Actually, they are responding.  There's a whole series of ad on TV these days,  from the telephone companies,  to the effect that "we want to bring you the future, faster".    They are blaming their inability to compete on antiquated laws.  

I'm not well enough informed to say whether or not I agree with them.  I will point out the the local companies were the last part of the telecom business to hang on to their legal monopoly status.  

For years,  the cable companies only carried information in one direction.  That changed, and cable modems immediately began to be introduced.  Maybe someone that knows more than I do about that aspect of the engineering can fill in the details.

Where did the legal monopoly status of telephone companies come from.  Well, Alexander Graham Bell, and others,  persuaded Congress that letting competing carriers set up switching centers,  and string parallel wires to the same homes,  would be "wasteful duplication",  and that the competitive enterprise model for telephone service would not work.  Instead, they went with the "public utility"  model,  like the electric power people did.  


Eventually,  the electric power people got to a point where competing providers can share the same grid,  just the way competing truckers share the same roads.  
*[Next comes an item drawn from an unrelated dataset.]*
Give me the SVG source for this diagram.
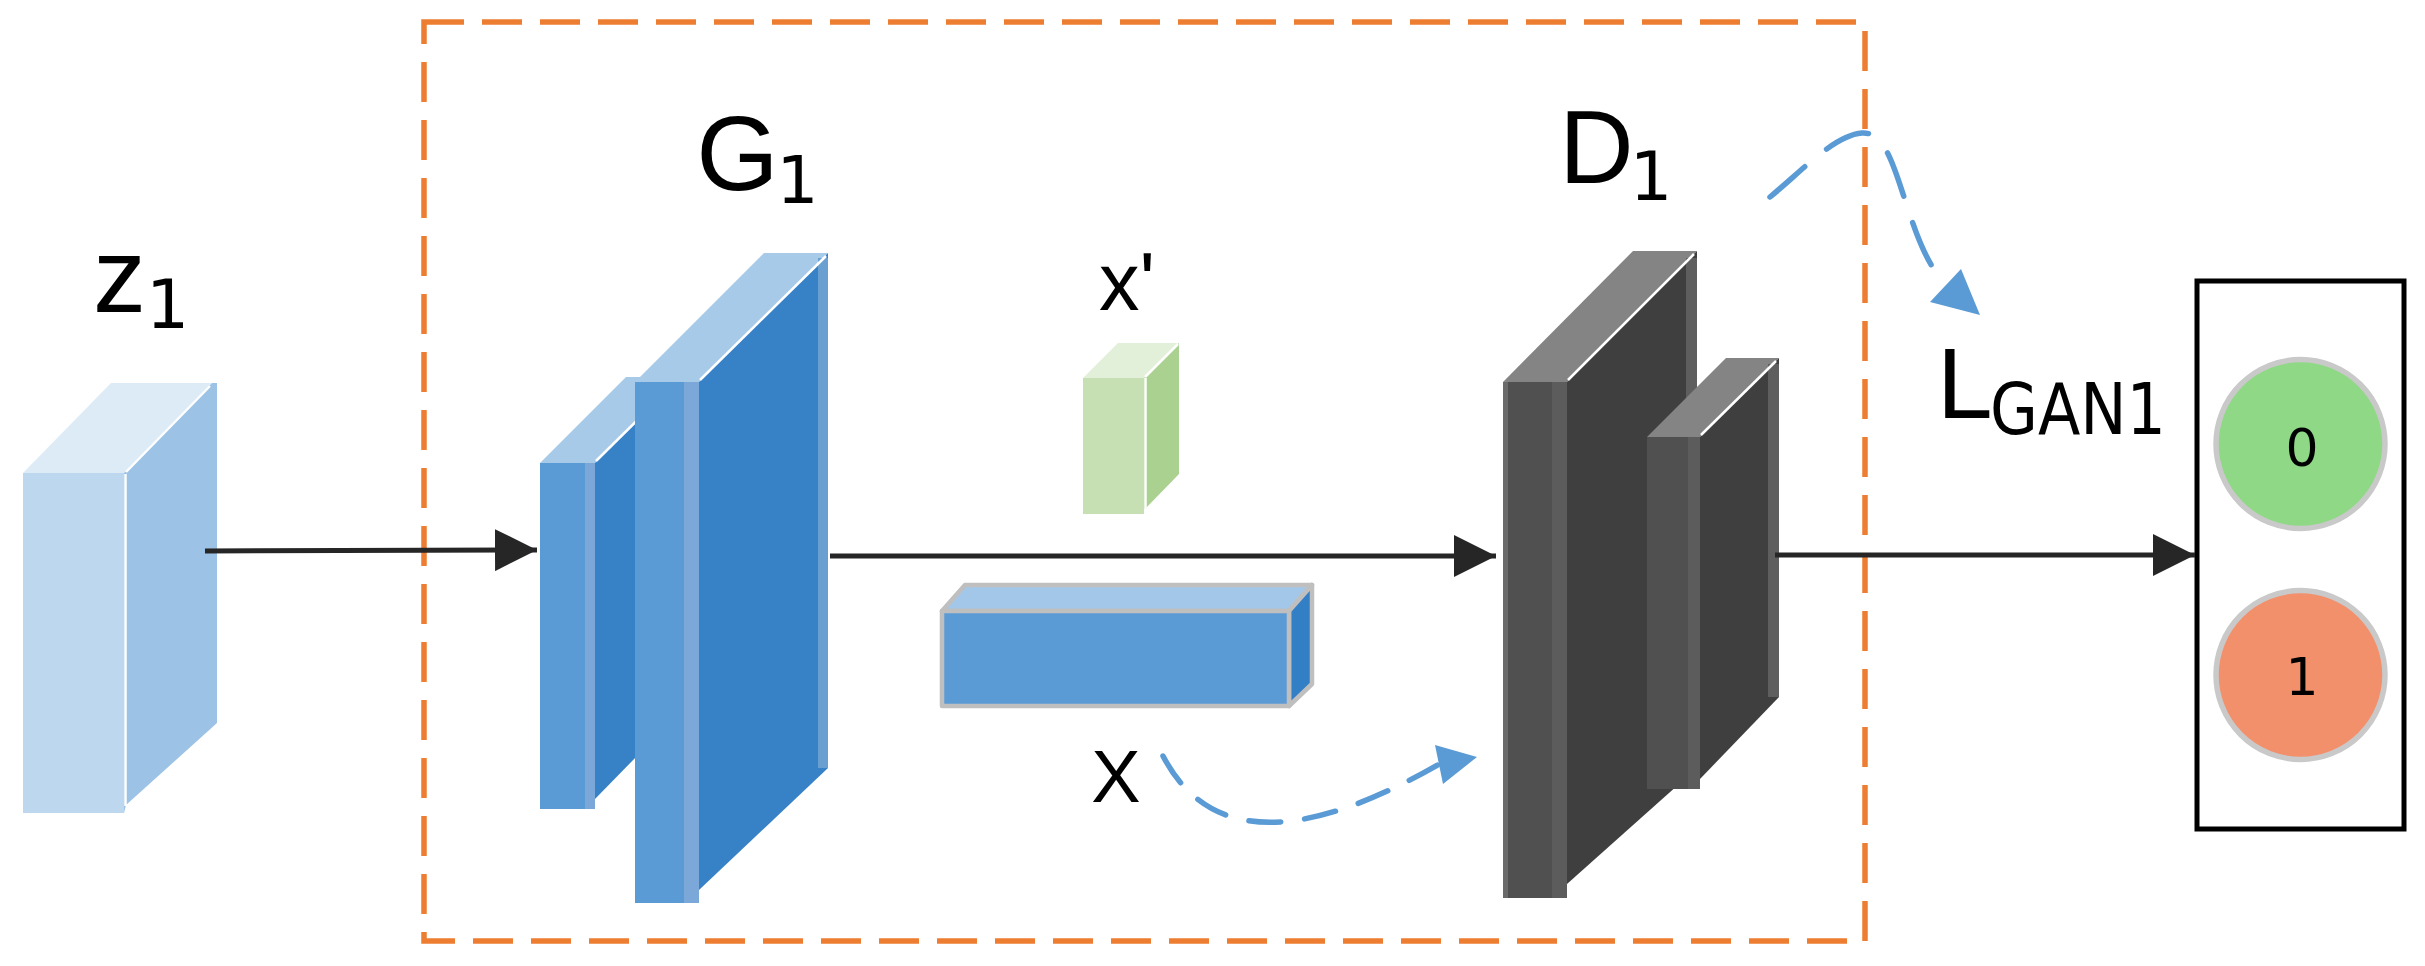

As far as I'm concerned,  the best thing that ever happened to me as a consumer is that two alternative carriers have both strung wires to my home.  They each started to get better by leaps and bounds.  



jsicuran

  • Wise Sage
  • *****
  • Posts: 748
    • View Profile
    • AMILABS
The phone companies are respoding
« Reply #12 on: February 24, 2004, 12:15:30 pm »
Look at verizons free inside service. You can call another verizon customer for free. The telcos are also embracing voip big time and wifi based voice also. Cisco, tmobile and motorola have something going also with intel. The telcos know that their lunch will get eaten by someone else, hopefully me, by all this so they are starting to jump in.